* TASK TO COMPLETE *
In the entries below, find every line holding the string "this" and collect it.

* DATASET ROWS *
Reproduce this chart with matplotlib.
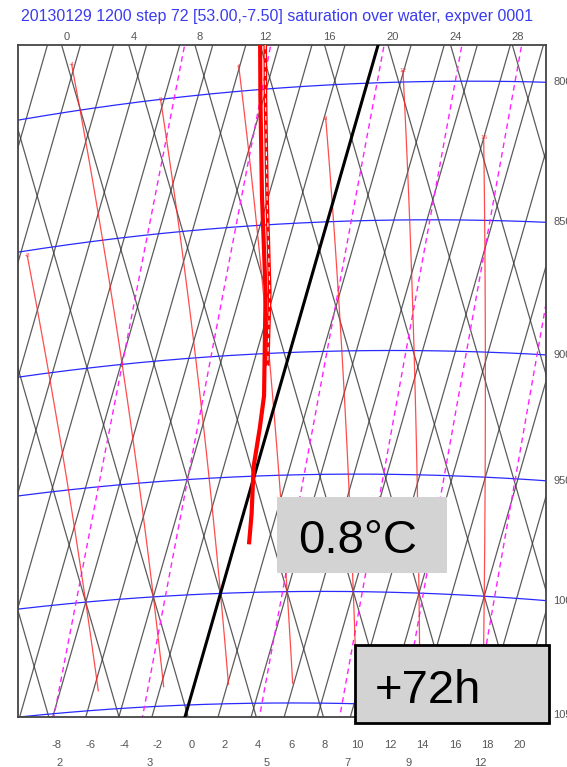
==
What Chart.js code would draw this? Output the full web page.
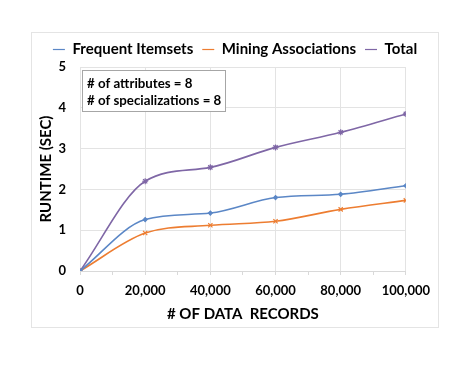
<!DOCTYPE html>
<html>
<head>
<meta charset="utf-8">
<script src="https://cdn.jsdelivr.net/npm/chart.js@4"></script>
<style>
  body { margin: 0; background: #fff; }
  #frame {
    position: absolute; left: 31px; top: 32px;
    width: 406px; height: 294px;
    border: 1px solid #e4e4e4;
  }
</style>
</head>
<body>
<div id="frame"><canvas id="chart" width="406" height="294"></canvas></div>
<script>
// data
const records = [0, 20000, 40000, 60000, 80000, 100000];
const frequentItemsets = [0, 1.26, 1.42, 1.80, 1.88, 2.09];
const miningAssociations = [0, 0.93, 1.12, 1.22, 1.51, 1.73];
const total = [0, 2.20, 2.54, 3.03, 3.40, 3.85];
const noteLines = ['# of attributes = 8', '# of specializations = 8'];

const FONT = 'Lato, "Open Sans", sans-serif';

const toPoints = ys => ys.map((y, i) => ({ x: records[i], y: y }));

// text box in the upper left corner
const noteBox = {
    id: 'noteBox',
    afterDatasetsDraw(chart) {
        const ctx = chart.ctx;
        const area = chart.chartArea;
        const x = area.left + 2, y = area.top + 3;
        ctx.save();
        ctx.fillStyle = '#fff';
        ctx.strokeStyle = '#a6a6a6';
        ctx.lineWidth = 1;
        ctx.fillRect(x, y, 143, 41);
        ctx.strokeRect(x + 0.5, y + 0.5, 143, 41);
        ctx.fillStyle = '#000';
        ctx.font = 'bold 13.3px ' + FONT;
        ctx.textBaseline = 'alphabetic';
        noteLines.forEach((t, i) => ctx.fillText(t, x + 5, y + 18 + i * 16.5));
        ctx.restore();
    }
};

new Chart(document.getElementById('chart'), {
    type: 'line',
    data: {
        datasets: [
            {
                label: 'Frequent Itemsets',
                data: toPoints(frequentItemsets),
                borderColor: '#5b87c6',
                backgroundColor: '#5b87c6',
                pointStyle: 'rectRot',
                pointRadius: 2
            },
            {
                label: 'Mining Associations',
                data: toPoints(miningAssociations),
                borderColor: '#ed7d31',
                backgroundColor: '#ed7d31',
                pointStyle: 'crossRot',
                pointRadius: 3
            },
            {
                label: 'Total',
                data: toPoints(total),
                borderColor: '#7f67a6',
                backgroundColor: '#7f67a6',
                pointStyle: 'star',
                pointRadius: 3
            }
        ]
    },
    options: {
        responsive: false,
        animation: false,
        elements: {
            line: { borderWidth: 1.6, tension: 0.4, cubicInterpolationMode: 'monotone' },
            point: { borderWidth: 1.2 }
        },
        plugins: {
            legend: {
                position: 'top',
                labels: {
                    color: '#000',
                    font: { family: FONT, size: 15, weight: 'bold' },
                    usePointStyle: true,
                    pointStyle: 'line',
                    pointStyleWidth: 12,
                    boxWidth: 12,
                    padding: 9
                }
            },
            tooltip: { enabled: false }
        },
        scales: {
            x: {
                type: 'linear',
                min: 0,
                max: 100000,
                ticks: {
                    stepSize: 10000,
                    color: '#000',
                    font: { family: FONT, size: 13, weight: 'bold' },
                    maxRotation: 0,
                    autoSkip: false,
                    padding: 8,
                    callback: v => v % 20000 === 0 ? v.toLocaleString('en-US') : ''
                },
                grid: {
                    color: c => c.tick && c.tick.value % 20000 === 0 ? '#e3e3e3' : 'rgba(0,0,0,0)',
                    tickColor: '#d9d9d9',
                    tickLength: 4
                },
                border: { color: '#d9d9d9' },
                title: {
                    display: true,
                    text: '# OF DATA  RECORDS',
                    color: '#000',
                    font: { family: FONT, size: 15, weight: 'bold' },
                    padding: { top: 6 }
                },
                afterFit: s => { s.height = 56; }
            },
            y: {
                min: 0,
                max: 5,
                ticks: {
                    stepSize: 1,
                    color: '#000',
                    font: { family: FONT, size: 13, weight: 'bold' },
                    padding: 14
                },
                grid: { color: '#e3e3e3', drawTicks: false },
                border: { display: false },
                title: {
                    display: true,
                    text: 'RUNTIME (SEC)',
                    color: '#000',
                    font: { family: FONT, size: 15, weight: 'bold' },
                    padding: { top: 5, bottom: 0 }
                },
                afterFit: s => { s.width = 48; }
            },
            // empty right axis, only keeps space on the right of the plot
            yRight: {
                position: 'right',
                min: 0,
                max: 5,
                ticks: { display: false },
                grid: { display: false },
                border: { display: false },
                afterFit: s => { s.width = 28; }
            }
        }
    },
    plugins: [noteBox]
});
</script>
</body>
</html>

* ANSWER IN FULL *
Reproduce this chart with matplotlib.
What Chart.js code would draw this? Output the full web page.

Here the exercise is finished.